[BEGIN]

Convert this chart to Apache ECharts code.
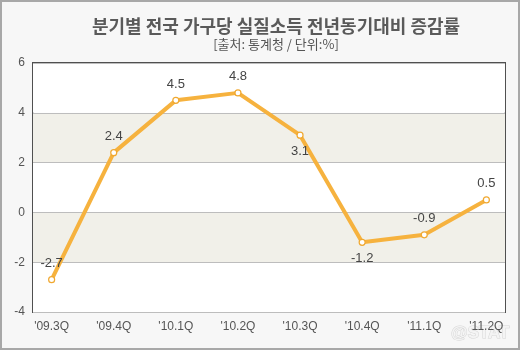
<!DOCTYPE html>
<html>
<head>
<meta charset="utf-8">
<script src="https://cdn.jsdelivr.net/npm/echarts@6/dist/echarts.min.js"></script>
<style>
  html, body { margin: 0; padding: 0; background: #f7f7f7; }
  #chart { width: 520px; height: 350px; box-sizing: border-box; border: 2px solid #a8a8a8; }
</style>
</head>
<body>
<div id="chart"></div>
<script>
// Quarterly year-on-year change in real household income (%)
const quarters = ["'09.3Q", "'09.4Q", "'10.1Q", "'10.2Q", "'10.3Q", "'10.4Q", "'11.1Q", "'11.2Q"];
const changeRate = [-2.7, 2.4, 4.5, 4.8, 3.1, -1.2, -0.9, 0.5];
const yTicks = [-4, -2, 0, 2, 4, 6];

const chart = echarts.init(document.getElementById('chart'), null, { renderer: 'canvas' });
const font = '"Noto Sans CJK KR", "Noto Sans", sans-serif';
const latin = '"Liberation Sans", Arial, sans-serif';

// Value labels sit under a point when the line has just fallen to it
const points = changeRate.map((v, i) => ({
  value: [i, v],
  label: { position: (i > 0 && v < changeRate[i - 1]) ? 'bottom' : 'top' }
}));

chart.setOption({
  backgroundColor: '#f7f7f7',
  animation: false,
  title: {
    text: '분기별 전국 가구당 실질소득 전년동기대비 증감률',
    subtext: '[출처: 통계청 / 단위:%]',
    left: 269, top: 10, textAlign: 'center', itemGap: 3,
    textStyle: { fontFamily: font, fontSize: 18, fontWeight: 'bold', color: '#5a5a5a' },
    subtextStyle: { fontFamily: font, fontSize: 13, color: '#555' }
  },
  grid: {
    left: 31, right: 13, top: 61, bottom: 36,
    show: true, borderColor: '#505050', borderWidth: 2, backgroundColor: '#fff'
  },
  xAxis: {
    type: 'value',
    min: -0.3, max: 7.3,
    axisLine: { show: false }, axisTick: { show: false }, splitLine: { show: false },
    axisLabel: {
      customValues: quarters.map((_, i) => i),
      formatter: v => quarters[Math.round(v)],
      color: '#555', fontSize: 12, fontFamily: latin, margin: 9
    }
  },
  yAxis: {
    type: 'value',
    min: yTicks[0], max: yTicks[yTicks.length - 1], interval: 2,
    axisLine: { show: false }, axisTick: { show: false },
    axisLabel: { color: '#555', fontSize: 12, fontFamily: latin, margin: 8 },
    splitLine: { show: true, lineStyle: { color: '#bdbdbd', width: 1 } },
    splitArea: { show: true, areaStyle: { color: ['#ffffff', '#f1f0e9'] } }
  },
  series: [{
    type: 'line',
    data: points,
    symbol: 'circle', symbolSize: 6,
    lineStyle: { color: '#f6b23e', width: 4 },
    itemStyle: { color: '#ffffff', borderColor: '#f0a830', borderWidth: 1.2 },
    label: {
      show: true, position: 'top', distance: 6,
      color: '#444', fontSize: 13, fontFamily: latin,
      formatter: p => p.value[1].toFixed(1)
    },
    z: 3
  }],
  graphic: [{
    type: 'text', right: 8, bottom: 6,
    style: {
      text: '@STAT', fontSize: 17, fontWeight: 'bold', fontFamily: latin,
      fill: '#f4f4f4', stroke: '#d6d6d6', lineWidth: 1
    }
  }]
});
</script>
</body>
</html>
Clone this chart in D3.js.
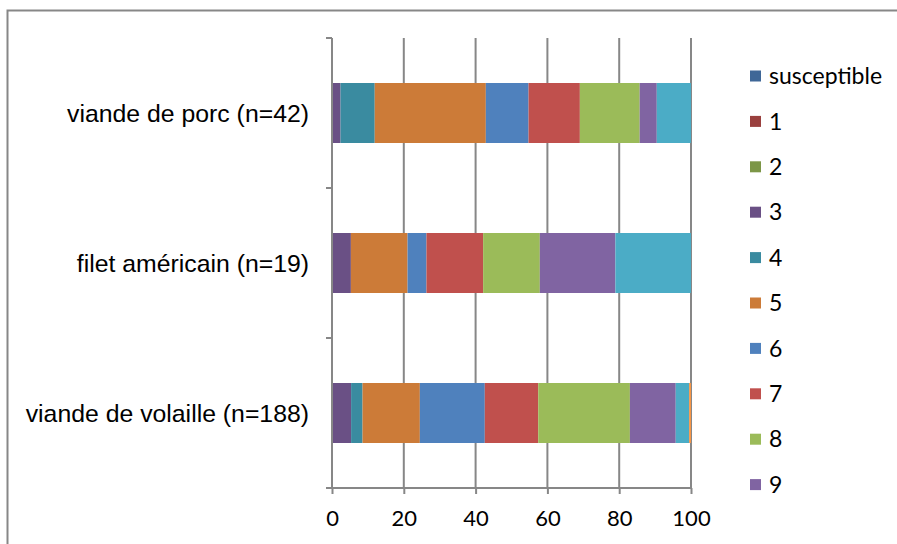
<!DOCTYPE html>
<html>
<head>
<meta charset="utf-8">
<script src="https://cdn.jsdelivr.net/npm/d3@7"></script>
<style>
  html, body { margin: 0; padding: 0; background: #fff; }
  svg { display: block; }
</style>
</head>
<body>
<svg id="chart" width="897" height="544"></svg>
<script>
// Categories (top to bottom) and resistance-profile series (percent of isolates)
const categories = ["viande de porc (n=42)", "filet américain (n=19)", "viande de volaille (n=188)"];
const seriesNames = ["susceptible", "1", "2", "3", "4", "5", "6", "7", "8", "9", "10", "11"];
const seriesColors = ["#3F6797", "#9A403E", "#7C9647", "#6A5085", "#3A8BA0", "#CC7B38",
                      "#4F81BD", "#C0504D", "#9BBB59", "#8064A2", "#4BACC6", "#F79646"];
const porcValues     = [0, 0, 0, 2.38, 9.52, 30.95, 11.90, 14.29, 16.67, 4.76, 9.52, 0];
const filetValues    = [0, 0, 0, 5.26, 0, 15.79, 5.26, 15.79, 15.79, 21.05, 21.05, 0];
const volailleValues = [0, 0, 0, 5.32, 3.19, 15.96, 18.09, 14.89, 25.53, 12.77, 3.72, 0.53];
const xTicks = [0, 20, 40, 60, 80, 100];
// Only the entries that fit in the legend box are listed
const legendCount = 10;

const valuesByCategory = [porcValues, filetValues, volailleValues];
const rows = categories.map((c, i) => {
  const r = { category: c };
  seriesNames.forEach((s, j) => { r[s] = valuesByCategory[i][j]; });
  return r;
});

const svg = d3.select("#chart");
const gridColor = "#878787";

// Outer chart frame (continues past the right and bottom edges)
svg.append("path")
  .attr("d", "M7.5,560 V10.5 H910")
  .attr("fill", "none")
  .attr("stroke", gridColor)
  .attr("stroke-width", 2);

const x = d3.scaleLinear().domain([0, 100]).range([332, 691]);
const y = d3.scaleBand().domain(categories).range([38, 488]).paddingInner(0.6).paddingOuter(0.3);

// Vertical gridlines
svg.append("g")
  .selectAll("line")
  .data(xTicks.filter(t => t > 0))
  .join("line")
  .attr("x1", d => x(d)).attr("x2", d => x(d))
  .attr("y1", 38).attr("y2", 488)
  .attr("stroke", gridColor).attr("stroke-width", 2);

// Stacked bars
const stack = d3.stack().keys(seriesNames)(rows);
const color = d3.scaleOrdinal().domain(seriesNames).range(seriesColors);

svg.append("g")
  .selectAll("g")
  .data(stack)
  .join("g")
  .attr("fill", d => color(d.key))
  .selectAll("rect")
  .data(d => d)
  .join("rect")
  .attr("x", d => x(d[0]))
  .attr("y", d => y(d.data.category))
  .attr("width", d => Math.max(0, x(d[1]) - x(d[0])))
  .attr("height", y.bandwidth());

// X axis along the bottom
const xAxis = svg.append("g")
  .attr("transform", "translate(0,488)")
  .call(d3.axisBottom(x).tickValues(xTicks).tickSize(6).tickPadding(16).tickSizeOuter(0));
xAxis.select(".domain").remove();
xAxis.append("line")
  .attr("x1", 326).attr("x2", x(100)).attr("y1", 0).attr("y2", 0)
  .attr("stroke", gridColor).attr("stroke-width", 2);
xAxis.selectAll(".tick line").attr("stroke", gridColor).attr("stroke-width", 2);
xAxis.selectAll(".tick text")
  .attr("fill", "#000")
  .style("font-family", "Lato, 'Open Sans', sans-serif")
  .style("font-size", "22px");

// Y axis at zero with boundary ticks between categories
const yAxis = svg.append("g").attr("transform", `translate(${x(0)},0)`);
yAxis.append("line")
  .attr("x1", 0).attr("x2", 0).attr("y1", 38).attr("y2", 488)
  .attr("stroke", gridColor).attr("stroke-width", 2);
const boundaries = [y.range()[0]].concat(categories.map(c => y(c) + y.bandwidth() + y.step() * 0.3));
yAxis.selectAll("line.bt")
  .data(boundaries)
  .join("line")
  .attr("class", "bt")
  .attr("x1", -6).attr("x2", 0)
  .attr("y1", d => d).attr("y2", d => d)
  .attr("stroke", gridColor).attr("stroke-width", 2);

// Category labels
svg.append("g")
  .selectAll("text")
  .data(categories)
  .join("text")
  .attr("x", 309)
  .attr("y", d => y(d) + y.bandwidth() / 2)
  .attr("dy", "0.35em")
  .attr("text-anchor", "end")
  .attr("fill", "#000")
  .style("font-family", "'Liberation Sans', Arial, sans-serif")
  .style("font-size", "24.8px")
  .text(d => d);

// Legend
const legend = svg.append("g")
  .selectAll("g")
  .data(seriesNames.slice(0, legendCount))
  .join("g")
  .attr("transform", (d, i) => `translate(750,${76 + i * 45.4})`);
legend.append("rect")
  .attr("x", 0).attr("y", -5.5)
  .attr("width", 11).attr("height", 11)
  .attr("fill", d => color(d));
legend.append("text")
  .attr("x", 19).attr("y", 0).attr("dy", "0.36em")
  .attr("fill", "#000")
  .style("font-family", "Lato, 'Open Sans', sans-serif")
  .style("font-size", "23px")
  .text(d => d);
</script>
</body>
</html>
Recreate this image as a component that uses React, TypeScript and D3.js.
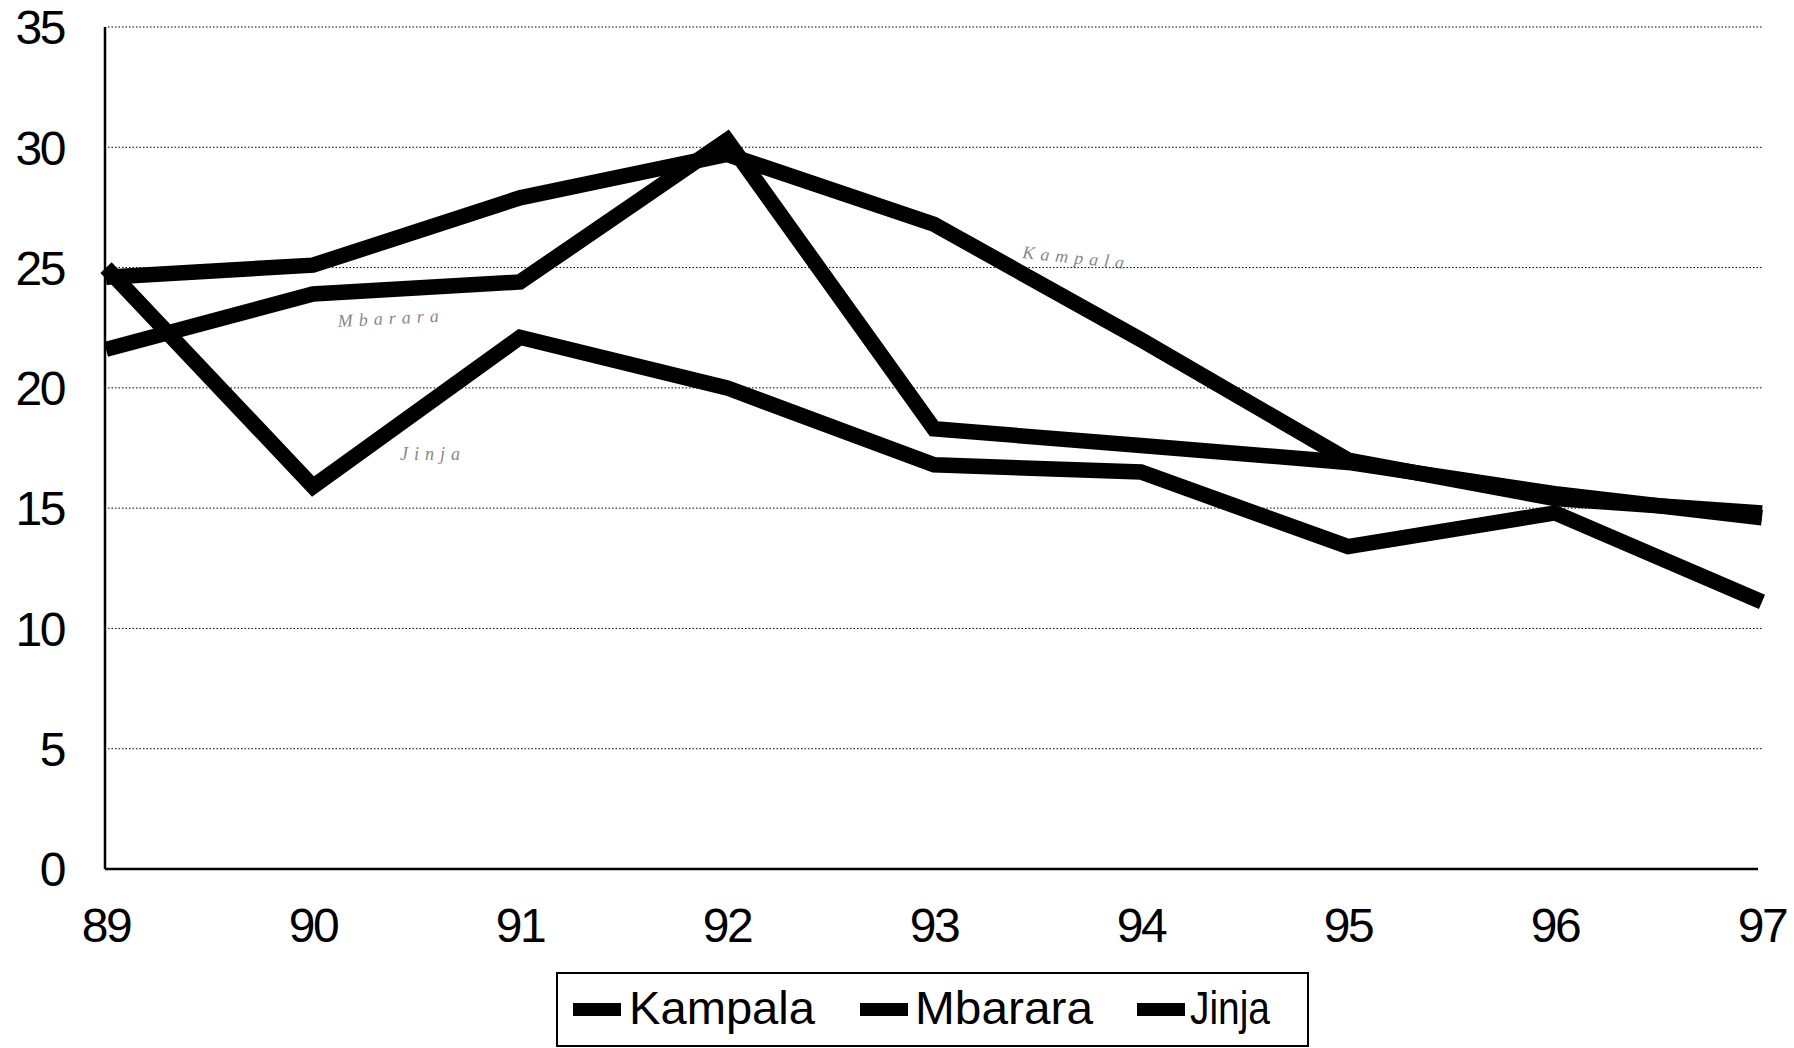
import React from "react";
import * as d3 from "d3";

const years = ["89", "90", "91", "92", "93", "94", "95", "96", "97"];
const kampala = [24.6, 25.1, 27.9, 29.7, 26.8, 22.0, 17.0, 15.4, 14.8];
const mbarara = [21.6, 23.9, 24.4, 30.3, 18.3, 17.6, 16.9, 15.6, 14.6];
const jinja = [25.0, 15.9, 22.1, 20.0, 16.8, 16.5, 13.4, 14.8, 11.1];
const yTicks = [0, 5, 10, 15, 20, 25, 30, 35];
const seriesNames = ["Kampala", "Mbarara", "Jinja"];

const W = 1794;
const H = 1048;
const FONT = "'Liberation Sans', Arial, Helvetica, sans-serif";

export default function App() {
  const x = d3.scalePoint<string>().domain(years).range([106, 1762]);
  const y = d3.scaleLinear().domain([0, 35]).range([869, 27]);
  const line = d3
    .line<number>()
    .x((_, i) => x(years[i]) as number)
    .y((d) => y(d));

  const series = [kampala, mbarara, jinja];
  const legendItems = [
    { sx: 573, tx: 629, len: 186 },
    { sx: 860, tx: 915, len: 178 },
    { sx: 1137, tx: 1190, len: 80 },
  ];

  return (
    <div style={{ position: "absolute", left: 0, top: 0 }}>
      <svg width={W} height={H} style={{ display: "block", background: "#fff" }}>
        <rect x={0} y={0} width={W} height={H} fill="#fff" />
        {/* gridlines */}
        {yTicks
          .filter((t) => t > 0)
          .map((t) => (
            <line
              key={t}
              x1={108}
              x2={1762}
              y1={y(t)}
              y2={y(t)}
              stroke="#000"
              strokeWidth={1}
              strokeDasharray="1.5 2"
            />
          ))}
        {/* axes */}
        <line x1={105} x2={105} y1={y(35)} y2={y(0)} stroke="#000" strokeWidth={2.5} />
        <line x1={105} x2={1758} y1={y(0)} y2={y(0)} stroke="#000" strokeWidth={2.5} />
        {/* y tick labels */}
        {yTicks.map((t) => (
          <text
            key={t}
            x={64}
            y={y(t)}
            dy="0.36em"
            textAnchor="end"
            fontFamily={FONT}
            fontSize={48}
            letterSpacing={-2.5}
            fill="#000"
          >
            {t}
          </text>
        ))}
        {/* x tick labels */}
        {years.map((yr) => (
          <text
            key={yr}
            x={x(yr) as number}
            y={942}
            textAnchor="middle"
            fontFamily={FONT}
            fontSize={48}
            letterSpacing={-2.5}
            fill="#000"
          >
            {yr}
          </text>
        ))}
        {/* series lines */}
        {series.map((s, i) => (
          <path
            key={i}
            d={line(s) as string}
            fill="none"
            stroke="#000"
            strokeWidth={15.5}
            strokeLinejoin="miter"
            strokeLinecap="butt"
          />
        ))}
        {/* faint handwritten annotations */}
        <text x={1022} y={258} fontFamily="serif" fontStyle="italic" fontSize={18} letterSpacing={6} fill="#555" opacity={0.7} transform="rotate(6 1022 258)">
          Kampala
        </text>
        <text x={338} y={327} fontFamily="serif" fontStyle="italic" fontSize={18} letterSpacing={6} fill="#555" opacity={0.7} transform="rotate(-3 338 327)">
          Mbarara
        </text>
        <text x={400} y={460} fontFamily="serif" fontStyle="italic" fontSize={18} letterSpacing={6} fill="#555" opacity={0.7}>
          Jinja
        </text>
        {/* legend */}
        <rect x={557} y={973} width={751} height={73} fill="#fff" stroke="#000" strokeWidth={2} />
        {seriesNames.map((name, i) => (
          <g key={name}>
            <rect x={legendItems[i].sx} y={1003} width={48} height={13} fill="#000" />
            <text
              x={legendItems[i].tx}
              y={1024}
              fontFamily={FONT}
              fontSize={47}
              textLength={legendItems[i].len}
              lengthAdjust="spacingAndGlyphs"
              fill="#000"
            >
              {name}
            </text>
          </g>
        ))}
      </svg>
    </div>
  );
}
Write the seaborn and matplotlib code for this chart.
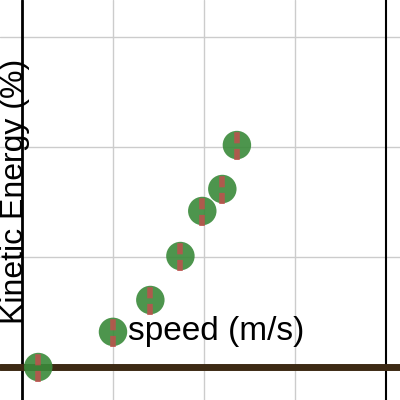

[END]

Task to complete:
Only the lines from the start of the material through the line containing "const yTicks = [-4, -2, 0, 2, 4, 6];" should be transcribed. Pictures stay out.

Finished task:
Convert this chart to Apache ECharts code.
<!DOCTYPE html>
<html>
<head>
<meta charset="utf-8">
<script src="https://cdn.jsdelivr.net/npm/echarts@6/dist/echarts.min.js"></script>
<style>
  html, body { margin: 0; padding: 0; background: #f7f7f7; }
  #chart { width: 520px; height: 350px; box-sizing: border-box; border: 2px solid #a8a8a8; }
</style>
</head>
<body>
<div id="chart"></div>
<script>
// Quarterly year-on-year change in real household income (%)
const quarters = ["'09.3Q", "'09.4Q", "'10.1Q", "'10.2Q", "'10.3Q", "'10.4Q", "'11.1Q", "'11.2Q"];
const changeRate = [-2.7, 2.4, 4.5, 4.8, 3.1, -1.2, -0.9, 0.5];
const yTicks = [-4, -2, 0, 2, 4, 6];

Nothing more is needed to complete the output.